Installing the libraries

The libraries we need for this module are:

  • insurance-datasets - the synthetic UK insurance portfolio used throughout this course. It provides a standard 100,000-policy motor dataset with a known data generating process so you can validate your GLM coefficients against the ground truth.
  • Polars - for data manipulation. Think of it as Excel tables in Python. You define calculations on columns, filter rows, and group data - but it handles millions of rows instantly and the syntax is explicit about what is happening. We introduced Polars briefly in Module 1.
  • numpy - for numerical computing. Arrays of numbers, mathematical functions (exp, log, etc.).

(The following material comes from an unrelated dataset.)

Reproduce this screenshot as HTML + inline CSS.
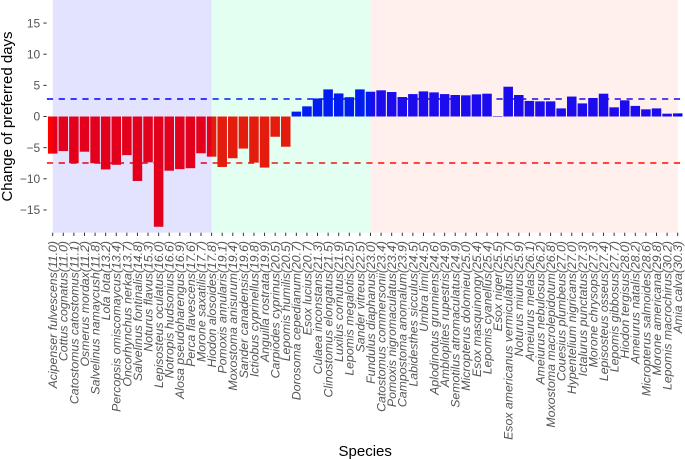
<!DOCTYPE html>
<html>
<head>
<meta charset="utf-8">
<title>Change of preferred days by species</title>
<style>
html,body{margin:0;padding:0;background:#fff;}
svg{display:block;font-family:"Liberation Sans",Arial,sans-serif;}
</style>
</head>
<body>
<svg id="chart" xmlns="http://www.w3.org/2000/svg" width="685" height="459" viewBox="0 0 685 459">
<rect x="0" y="0" width="685" height="459" fill="#ffffff"/>
<g id="refs"></g>
<g id="bars"></g>
<g id="regions"></g>
<g id="yaxis"></g>
<g id="xaxis"></g>
<text transform="translate(12,116.5) rotate(-90)" text-anchor="middle" font-size="15" fill="#000">Change of preferred days</text>
<text x="365.2" y="456" text-anchor="middle" font-size="15" fill="#000">Species</text>
</svg>
<script>
const species = ["Acipenser fulvescens","Cottus cognatus","Catostomus catostomus","Osmerus mordax","Salvelinus namaycush","Lota lota","Percopsis omiscomaycus","Oncorhynchus nerka","Salvelinus fontinalis","Noturus flavus","Lepisosteus oculatus","Notropis hudsonius","Alosa pseudoharengus","Perca flavescens","Morone saxatilis","Hiodon alosoides","Pomoxis annularis","Moxostoma anisurum","Sander canadensis","Ictiobus cyprinellus","Anguilla rostrata","Carpiodes cyprinus","Lepomis humilis","Dorosoma cepedianum","Esox lucius","Culaea inconstans","Clinostomus elongatus","Luxilus cornutus","Lepomis megalotis","Sander vitreus","Fundulus diaphanus","Catostomus commersonii","Pomoxis nigromaculatus","Campostoma anomalum","Labidesthes sicculus","Umbra limi","Aplodinotus grunniens","Ambloplites rupestris","Semotilus atromaculatus","Micropterus dolomieu","Esox masquinongy","Lepomis cyanellus","Esox niger","Esox americanus vermiculatus","Noturus miurus","Ameiurus melas","Ameiurus nebulosus","Moxostoma macrolepidotum","Couesius plumbeus","Hypentelium nigricans","Ictalurus punctatus","Morone chrysops","Lepisosteus osseus","Lepomis gibbosus","Hiodon tergisus","Ameiurus natalis","Micropterus salmoides","Morone americana","Lepomis macrochirus","Amia calva"];
const temperatures = [11.0,11.0,11.1,11.2,11.8,13.2,13.4,13.7,14.8,15.3,16.0,16.6,16.9,17.6,17.7,17.8,19.1,19.4,19.6,19.8,19.9,20.5,20.5,20.7,20.7,21.3,21.5,21.9,22.5,22.5,23.0,23.4,23.4,23.9,24.5,24.5,24.6,24.9,24.9,25.0,25.4,25.4,25.5,25.7,25.9,26.1,26.2,26.8,27.0,27.0,27.3,27.3,27.4,27.7,28.0,28.2,28.6,29.8,30.2,30.3];
const changeDays = [-5.96,-5.55,-7.5,-5.65,-7.5,-8.5,-7.75,-6.2,-10.35,-7.35,-17.7,-8.7,-8.45,-8.3,-5.9,-6.45,-8.1,-6.7,-5.15,-7.4,-8.2,-3.25,-4.85,0.78,1.63,2.9,4.35,3.7,3.1,4.35,3.98,4.2,3.93,3.13,3.6,4.03,3.87,3.6,3.45,3.4,3.55,3.66,0.08,4.78,3.45,2.5,2.43,2.43,1.3,3.2,2.1,2.97,3.66,1.47,2.6,1.7,1.15,1.3,0.45,0.5];
const yTicks = [15,10,5,0,-5,-10,-15];
const meanWarm = 2.8;
const meanCold = -7.46;
const regionNames = ["cold-water-region","cool-water-region","warm-water-region"];
const regionStart = ["Acipenser fulvescens","Hiodon alosoides","Fundulus diaphanus"];
const regionEnd = ["Hiodon alosoides","Fundulus diaphanus","Amia calva"];
const regionColor = ["rgb(0,0,255)","rgb(0,255,128)","rgb(255,110,90)"];

const NS = "http://www.w3.org/2000/svg";
const panelTop = 0, panelBottom = 232.7;
function xPos(i){ return 52.7 + i * 10.593; }
function yPos(v){ return 116.5 - v * 6.23; }
function make(parent, tag, attrs, txt){
  const el = document.createElementNS(NS, tag);
  for (const k in attrs) el.setAttribute(k, attrs[k]);
  if (txt !== undefined) el.textContent = txt;
  parent.appendChild(el);
  return el;
}
const slug = s => s.toLowerCase().replace(/[^a-z]+/g, '-');

const refs = document.getElementById('refs');
const lineX1 = xPos(0) - 5.8, lineX2 = xPos(species.length - 1) + 5;
const warmLine = make(refs, 'line', {x1:lineX1, x2:lineX2, y1:yPos(meanWarm), y2:yPos(meanWarm), stroke:'#0000ff', 'stroke-width':1.5, 'stroke-dasharray':'6.2 5.63'});


const coldLine = make(refs, 'line', {x1:lineX1, x2:lineX2, y1:yPos(meanCold), y2:yPos(meanCold), stroke:'#ff0000', 'stroke-width':1.5, 'stroke-dasharray':'6.2 5.63'});



const barsG = document.getElementById('bars');
const barW = 9.53;
changeDays.forEach((v, i) => {
  const y0 = yPos(0), y1 = yPos(v);
  const r = make(barsG, 'rect', {x:xPos(i) - barW/2, y:Math.min(y0,y1), width:barW, height:Math.abs(y1-y0), fill: v < 0 ? '#ff0000' : '#0000ff'});
  
  
});

const regionsG = document.getElementById('regions');
regionNames.forEach((n, k) => {
  const a = xPos(species.indexOf(regionStart[k])), b = xPos(species.indexOf(regionEnd[k]));
  const r = make(regionsG, 'rect', {x:a, y:panelTop, width:b-a, height:panelBottom-panelTop, fill:regionColor[k], 'fill-opacity':0.11});
  
  
});

const yG = document.getElementById('yaxis');
yTicks.forEach(t => {
  const y = yPos(t);
  const tick = make(yG, 'line', {x1:43.4, x2:46.7, y1:y, y2:y, stroke:'#333333', 'stroke-width':1});
  
  
  const lab = make(yG, 'text', {x:40.2, y:y+4.2, 'text-anchor':'end', 'font-size':12, fill:'#555555'}, String(t).replace('-', '\u2212'));
  
  
});

const xG = document.getElementById('xaxis');
species.forEach((s, i) => {
  const x = xPos(i);
  const tick = make(xG, 'line', {x1:x, x2:x, y1:panelBottom, y2:236, stroke:'#333333', 'stroke-width':1});
  
  
  const lab = make(xG, 'text', {transform:'translate(' + (x + 4.4) + ',241) rotate(-90)', 'text-anchor':'end', 'font-size':12.3, 'font-style':'italic', fill:'#555555'}, s + '(' + temperatures[i].toFixed(1) + ')');
  
  
});
</script>
</body>
</html>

You will see it abbreviated as np throughout.
  • statsmodels - the library that fits the GLMs. It contains Poisson, Gamma, Tweedie, and quasi-Poisson families, uses IRLS exactly as Emblem does, and produces coefficient tables, deviance statistics, and confidence intervals. You will see it abbreviated as sm or smf.

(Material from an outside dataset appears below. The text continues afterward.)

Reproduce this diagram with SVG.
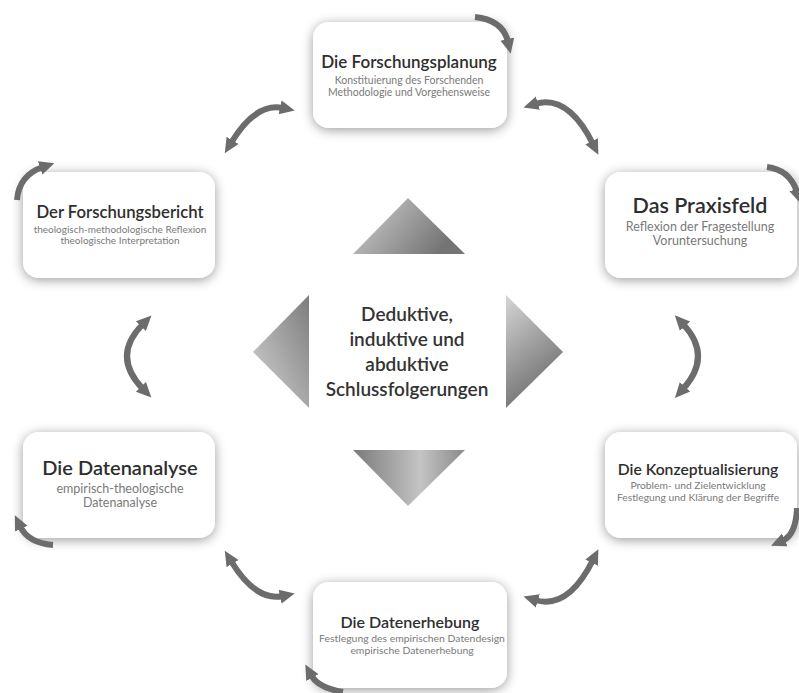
<svg xmlns="http://www.w3.org/2000/svg" width="799" height="693" viewBox="0 0 799 693">
<defs>
<style>
.box{fill:#ffffff;filter:url(#sh)}
.t{font-family:Lato,"Open Sans","DejaVu Sans",sans-serif;text-anchor:middle;fill:#2e2e2e;font-weight:600}
.s{font-family:Lato,"Open Sans","DejaVu Sans",sans-serif;text-anchor:middle;fill:#7a7a7a}
.c{font-family:Lato,"Open Sans","DejaVu Sans",sans-serif;text-anchor:middle;fill:#333;font-weight:600;font-size:19px}
.arr{fill:none;stroke:#6c6c6c;stroke-width:6}
</style>
<filter id="sh" x="-20%" y="-20%" width="140%" height="140%">
<feGaussianBlur in="SourceAlpha" stdDeviation="6"/>
<feOffset dx="0" dy="2"/>
<feComponentTransfer><feFuncA type="linear" slope="0.4"/></feComponentTransfer>
<feMerge><feMergeNode/><feMergeNode in="SourceGraphic"/></feMerge>
</filter>
<marker id="ah" markerUnits="userSpaceOnUse" markerWidth="16" markerHeight="16" refX="3" refY="8" orient="auto-start-reverse" viewBox="0 0 16 16">
<path d="M0,1 L15,8 L0,15 z" fill="#6c6c6c"/>
</marker>
<linearGradient id="gTop" x1="0" y1="0" x2="1" y2="0.4"><stop offset="0" stop-color="#d2d2d2"/><stop offset="1" stop-color="#747474"/></linearGradient>
<linearGradient id="gBot" x1="0" y1="0" x2="1" y2="0"><stop offset="0" stop-color="#7a7a7a"/><stop offset="0.6" stop-color="#c4c4c4"/><stop offset="1" stop-color="#8a8a8a"/></linearGradient>
<linearGradient id="gL" x1="1" y1="0" x2="0" y2="1"><stop offset="0" stop-color="#7c7c7c"/><stop offset="1" stop-color="#d4d4d4"/></linearGradient>
<linearGradient id="gR" x1="0" y1="0" x2="0.4" y2="1"><stop offset="0" stop-color="#d6d6d6"/><stop offset="1" stop-color="#6e6e6e"/></linearGradient>
</defs>
<rect width="799" height="693" fill="#ffffff"/>

<g id="center">
<polygon points="408,198 465,254 353,254" fill="url(#gTop)"/>
<polygon points="353,450 465,450 408,506" fill="url(#gBot)"/>
<polygon points="253,352 309,295 309,408" fill="url(#gL)"/>
<polygon points="563,352 506,295 506,408" fill="url(#gR)"/>
<text class="c" x="407" y="321">Deduktive,</text>
<text class="c" x="407" y="346">induktive und</text>
<text class="c" x="407" y="371">abduktive</text>
<text class="c" x="407" y="396">Schlussfolgerungen</text>
</g>

<g id="n-forschungsplanung">
<rect class="box" x="313" y="22" width="194" height="106" rx="16"/>
<text class="t" x="409" y="68" font-size="17">Die Forschungsplanung</text>
<text class="s" x="409" y="84" font-size="10.5">Konstituierung des Forschenden</text>
<text class="s" x="409" y="96" font-size="10.5">Methodologie und Vorgehensweise</text>
</g>

<g id="n-praxisfeld">
<rect class="box" x="605" y="172" width="192" height="106" rx="16"/>
<text class="t" x="700" y="213" font-size="21.5">Das Praxisfeld</text>
<text class="s" x="700" y="231" font-size="12.5">Reflexion der Fragestellung</text>
<text class="s" x="700" y="245" font-size="12.5">Voruntersuchung</text>
</g>

<g id="n-forschungsbericht">
<rect class="box" x="23" y="172" width="192" height="106" rx="16"/>
<text class="t" x="120" y="218" font-size="16.7">Der Forschungsbericht</text>
<text class="s" x="120" y="233" font-size="10">theologisch-methodologische Reflexion</text>
<text class="s" x="120" y="244" font-size="10">theologische Interpretation</text>
</g>

<g id="n-konzeptualisierung">
<rect class="box" x="605" y="432" width="192" height="106" rx="16"/>
<text class="t" x="698" y="475" font-size="15.7">Die Konzeptualisierung</text>
<text class="s" x="698" y="489" font-size="10.3">Problem- und Zielentwicklung</text>
<text class="s" x="698" y="501" font-size="10.3">Festlegung und Klärung der Begriffe</text>
</g>

<g id="n-datenanalyse">
<rect class="box" x="23" y="432" width="192" height="106" rx="16"/>
<text class="t" x="120" y="475" font-size="20">Die Datenanalyse</text>
<text class="s" x="120" y="493" font-size="12.5">empirisch-theologische</text>
<text class="s" x="120" y="507" font-size="12.5">Datenanalyse</text>
</g>

<g id="n-datenerhebung">
<rect class="box" x="313" y="582" width="194" height="106" rx="16"/>
<text class="t" x="410" y="628" font-size="16">Die Datenerhebung</text>
<text class="s" x="412" y="642" font-size="10.4">Festlegung des empirischen Datendesign</text>
<text class="s" x="412" y="654" font-size="10.4">empirische Datenerhebung</text>
</g>

<g id="connectors">
<path class="arr" d="M231,143 Q256,102 283,108" marker-start="url(#ah)" marker-end="url(#ah)"/>
<path class="arr" d="M535,104 Q568,94 593,144" marker-start="url(#ah)" marker-end="url(#ah)"/>
<path class="arr" d="M143,324 Q111,356 143,389" marker-start="url(#ah)" marker-end="url(#ah)"/>
<path class="arr" d="M683,324 Q713,356 683,389" marker-start="url(#ah)" marker-end="url(#ah)"/>
<path class="arr" d="M231,561 Q256,602 283,596" marker-start="url(#ah)" marker-end="url(#ah)"/>
<path class="arr" d="M535,600 Q568,610 593,560" marker-start="url(#ah)" marker-end="url(#ah)"/>
<path class="arr" d="M475,17 Q503,20 508,42" marker-end="url(#ah)"/>
<path class="arr" d="M767,167 Q790,170 797,192" marker-end="url(#ah)"/>
<path class="arr" d="M797,508 Q796,535 782,541" marker-end="url(#ah)"/>
<path class="arr" d="M343,692 Q318,688 311,675" marker-end="url(#ah)"/>
<path class="arr" d="M53,545 Q28,543 20,526" marker-end="url(#ah)"/>
<path class="arr" d="M17,200 Q19,175 43,167" marker-end="url(#ah)"/>
</g>
</svg>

In a new cell at the top of your notebook, type this and run it (Shift+Enter):

%pip install polars statsmodels scipy matplotlib insurance-datasets

You will see a stream of output as pip downloads and installs the packages. Wait for it to finish. At the end it says something like:

Note: you may need to restart the Python kernel to use updated packages.

In the next cell, run:

dbutils.library.restartPython()

This restarts the Python session. Any variables you defined before this point are gone - the session resets. This is expected. Always put your %pip install cell at the very top of the notebook so you only need to restart once per session.

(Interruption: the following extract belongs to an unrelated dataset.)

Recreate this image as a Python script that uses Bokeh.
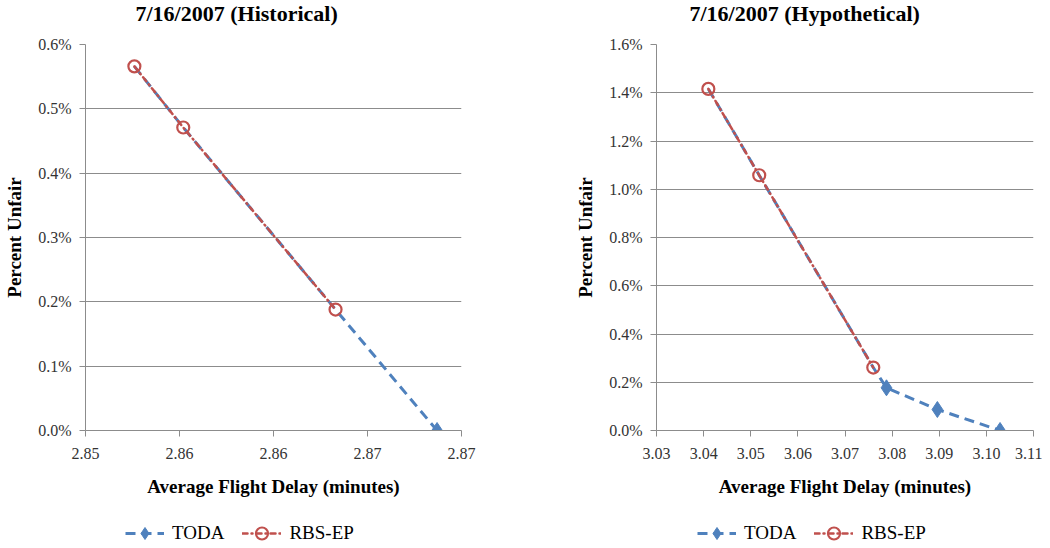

Why numpy is not in the install list: numpy comes pre-installed with Databricks Runtime. You do not need to pip install it.

Confirm the imports work

In the next cell, run this to confirm everything is installed correctly:

import polars as pl
import numpy as np
import statsmodels.api as sm
import statsmodels.formula.api as smf
import matplotlib.pyplot as plt
from insurance_datasets import load_motor

print(f"Polars version: {pl.__version__}")
print(f"Statsmodels version: {sm.__version__}")
print(f"insurance-datasets: load_motor available")
print("All imports OK")

You should see version numbers printed with no errors. If you see ModuleNotFoundError, the install cell did not work - check that you ran it before the restart, and if necessary run %pip install again.